Show every line where "that" occurs.

* [EXCERPTED DATA]
########
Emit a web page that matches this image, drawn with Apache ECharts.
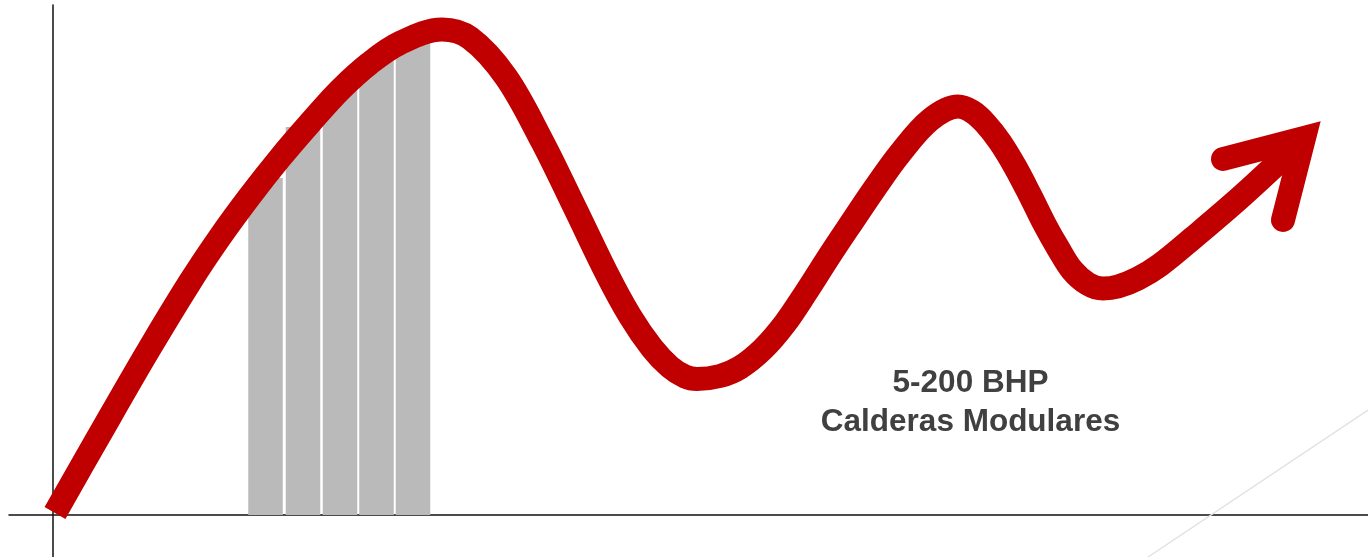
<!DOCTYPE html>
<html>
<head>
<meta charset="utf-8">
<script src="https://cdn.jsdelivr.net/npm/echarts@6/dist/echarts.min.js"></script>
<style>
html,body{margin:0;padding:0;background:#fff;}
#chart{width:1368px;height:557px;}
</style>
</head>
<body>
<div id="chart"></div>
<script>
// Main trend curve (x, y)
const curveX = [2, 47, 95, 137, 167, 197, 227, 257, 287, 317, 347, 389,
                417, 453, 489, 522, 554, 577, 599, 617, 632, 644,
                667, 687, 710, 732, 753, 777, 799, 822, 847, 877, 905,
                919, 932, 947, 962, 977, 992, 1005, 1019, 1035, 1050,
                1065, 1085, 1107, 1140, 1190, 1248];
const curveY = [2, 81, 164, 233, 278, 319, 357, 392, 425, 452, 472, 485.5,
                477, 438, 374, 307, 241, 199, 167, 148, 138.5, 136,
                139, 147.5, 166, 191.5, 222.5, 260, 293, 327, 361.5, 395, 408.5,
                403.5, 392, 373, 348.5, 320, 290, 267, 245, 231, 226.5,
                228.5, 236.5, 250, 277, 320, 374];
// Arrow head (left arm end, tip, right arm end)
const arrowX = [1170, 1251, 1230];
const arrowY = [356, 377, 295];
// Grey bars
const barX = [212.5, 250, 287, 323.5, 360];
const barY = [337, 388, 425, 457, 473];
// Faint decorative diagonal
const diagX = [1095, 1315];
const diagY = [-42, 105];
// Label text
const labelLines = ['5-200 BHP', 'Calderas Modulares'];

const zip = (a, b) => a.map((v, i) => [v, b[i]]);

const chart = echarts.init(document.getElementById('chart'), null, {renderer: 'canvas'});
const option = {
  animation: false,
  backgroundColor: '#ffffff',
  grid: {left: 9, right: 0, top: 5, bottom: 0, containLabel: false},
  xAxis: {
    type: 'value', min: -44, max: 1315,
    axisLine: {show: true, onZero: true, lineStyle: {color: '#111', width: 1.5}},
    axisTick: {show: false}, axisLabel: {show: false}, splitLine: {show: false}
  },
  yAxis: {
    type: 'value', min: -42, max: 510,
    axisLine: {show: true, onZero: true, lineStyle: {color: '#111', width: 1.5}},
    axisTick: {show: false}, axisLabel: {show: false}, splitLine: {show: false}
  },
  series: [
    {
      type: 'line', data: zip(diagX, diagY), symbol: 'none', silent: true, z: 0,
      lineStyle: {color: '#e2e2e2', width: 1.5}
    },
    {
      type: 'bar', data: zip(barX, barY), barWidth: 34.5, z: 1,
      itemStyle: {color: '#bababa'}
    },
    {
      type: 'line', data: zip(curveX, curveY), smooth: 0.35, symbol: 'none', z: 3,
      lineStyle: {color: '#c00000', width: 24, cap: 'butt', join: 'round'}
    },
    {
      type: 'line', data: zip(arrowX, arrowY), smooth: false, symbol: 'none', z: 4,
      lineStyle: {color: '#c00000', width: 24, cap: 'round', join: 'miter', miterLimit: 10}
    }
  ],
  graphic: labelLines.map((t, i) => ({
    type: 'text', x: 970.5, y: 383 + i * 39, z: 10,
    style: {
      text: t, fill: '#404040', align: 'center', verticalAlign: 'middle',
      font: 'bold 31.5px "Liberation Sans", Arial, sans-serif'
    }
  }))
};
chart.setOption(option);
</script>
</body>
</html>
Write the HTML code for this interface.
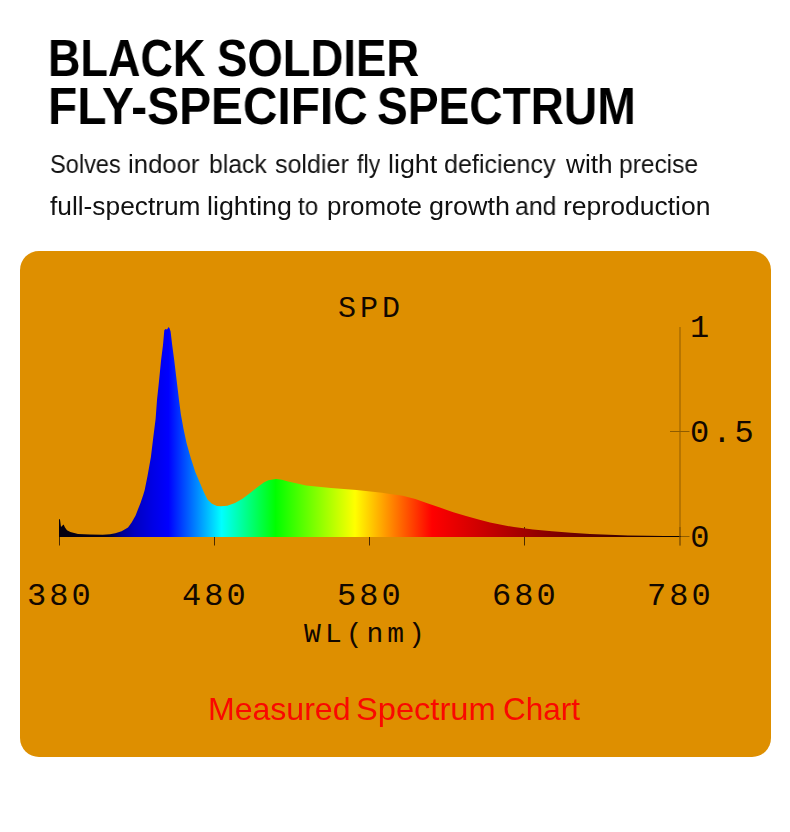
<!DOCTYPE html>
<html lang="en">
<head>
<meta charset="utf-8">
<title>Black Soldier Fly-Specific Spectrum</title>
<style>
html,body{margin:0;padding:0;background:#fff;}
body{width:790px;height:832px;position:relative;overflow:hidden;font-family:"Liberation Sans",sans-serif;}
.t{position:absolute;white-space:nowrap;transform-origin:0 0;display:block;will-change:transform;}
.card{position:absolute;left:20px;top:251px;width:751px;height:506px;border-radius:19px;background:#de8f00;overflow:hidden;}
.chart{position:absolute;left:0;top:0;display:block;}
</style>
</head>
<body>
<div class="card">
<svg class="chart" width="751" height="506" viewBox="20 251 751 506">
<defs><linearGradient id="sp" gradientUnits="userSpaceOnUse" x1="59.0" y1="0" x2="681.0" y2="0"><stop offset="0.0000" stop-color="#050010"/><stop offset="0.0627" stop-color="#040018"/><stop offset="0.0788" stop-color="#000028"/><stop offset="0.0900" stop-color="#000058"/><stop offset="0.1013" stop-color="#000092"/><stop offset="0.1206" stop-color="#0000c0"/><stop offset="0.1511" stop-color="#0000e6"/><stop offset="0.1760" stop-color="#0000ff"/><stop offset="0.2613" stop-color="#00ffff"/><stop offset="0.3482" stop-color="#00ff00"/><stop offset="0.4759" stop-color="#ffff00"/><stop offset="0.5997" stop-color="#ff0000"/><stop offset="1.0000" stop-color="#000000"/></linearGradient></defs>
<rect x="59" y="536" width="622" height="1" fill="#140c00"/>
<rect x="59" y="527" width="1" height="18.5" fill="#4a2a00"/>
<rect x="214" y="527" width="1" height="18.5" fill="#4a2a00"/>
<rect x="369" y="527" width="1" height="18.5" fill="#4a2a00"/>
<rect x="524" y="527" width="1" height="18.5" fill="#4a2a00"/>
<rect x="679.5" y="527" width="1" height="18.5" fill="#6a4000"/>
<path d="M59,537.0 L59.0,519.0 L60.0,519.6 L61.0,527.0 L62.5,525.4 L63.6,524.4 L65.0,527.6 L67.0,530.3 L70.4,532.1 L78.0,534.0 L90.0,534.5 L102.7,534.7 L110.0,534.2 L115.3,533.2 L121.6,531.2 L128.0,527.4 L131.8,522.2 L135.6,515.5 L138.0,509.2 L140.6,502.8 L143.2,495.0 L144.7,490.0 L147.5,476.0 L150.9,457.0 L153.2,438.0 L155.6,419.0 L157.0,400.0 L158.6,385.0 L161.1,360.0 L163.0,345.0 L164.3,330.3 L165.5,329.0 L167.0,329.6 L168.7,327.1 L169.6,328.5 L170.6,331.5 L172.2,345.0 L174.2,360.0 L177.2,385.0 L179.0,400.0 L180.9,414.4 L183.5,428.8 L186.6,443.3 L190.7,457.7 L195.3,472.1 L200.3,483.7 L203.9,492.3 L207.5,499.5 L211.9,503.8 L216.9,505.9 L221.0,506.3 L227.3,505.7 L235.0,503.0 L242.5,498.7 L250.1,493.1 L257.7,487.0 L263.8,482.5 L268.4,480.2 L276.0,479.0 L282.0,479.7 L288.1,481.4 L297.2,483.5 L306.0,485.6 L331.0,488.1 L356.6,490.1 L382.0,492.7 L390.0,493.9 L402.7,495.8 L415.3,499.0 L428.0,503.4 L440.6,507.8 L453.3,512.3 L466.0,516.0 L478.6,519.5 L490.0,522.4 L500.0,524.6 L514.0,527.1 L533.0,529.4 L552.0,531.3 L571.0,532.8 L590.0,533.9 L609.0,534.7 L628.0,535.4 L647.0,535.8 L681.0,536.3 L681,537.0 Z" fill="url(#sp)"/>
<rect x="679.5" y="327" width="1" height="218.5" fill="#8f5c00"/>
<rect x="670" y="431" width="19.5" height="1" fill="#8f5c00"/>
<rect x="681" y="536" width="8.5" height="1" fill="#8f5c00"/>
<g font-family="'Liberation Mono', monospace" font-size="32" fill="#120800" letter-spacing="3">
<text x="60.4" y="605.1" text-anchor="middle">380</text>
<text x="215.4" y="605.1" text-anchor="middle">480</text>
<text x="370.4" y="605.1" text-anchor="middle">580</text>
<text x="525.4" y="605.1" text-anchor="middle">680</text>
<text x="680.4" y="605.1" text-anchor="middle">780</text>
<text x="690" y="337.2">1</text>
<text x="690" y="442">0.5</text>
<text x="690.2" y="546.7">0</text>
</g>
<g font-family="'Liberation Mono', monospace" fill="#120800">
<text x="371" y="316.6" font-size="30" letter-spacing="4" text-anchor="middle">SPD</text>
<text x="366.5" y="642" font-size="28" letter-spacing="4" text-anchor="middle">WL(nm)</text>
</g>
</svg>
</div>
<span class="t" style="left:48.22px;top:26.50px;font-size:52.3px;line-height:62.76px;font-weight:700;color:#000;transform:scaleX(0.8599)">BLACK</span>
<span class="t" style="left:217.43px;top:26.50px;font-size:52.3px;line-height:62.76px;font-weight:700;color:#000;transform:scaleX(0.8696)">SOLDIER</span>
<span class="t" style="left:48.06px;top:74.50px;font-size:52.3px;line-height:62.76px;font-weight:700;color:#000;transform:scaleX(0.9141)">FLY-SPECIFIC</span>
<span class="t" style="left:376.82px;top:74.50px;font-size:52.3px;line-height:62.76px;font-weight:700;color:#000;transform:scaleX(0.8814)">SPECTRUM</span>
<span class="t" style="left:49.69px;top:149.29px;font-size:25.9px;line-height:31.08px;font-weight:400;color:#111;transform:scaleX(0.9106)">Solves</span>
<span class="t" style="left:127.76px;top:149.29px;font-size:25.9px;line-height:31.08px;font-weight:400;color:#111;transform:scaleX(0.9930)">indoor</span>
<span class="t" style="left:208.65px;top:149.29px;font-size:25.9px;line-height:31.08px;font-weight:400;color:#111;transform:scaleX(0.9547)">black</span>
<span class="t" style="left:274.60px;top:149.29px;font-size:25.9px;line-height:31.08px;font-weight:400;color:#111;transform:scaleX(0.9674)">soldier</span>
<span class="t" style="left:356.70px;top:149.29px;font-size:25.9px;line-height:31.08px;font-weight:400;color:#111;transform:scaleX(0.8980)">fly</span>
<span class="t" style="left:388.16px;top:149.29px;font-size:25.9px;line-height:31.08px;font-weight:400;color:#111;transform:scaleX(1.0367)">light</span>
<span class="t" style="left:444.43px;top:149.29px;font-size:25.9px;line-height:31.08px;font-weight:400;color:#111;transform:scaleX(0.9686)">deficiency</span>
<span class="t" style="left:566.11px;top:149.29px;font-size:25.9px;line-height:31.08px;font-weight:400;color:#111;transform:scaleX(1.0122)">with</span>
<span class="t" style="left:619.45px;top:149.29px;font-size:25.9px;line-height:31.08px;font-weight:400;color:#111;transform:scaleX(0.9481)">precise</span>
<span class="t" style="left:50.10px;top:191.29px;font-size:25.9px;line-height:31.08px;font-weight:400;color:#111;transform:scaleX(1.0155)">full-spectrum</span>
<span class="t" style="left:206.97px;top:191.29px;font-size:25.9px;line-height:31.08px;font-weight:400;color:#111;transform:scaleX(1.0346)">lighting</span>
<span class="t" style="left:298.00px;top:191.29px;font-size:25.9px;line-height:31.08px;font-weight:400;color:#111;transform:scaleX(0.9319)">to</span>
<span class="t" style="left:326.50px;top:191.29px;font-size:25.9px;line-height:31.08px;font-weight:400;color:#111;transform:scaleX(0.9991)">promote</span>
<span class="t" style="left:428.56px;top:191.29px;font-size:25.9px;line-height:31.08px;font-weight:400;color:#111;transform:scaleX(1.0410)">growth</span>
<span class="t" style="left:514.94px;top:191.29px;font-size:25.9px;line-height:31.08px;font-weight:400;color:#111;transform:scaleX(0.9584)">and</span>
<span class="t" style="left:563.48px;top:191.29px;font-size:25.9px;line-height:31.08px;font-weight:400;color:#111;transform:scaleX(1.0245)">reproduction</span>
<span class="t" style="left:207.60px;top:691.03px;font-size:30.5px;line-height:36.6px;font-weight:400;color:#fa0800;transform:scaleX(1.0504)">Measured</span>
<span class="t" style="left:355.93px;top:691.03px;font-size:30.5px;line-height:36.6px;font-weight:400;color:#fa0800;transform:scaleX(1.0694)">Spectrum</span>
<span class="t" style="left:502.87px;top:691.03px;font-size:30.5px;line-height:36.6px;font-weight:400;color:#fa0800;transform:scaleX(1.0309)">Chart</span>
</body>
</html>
########
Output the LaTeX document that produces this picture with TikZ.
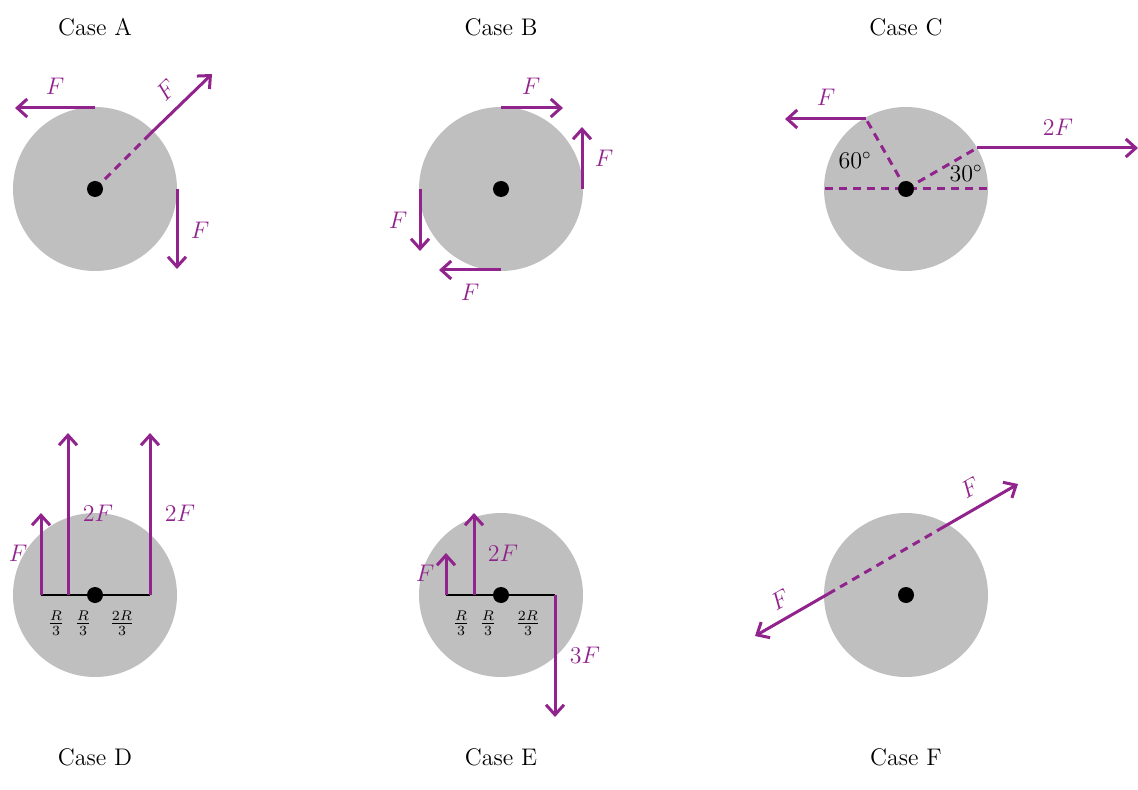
########
* [REPLY TO THE TASK]
Emit a web page that matches this image, drawn with Apache ECharts.
Output the LaTeX document that produces this picture with TikZ.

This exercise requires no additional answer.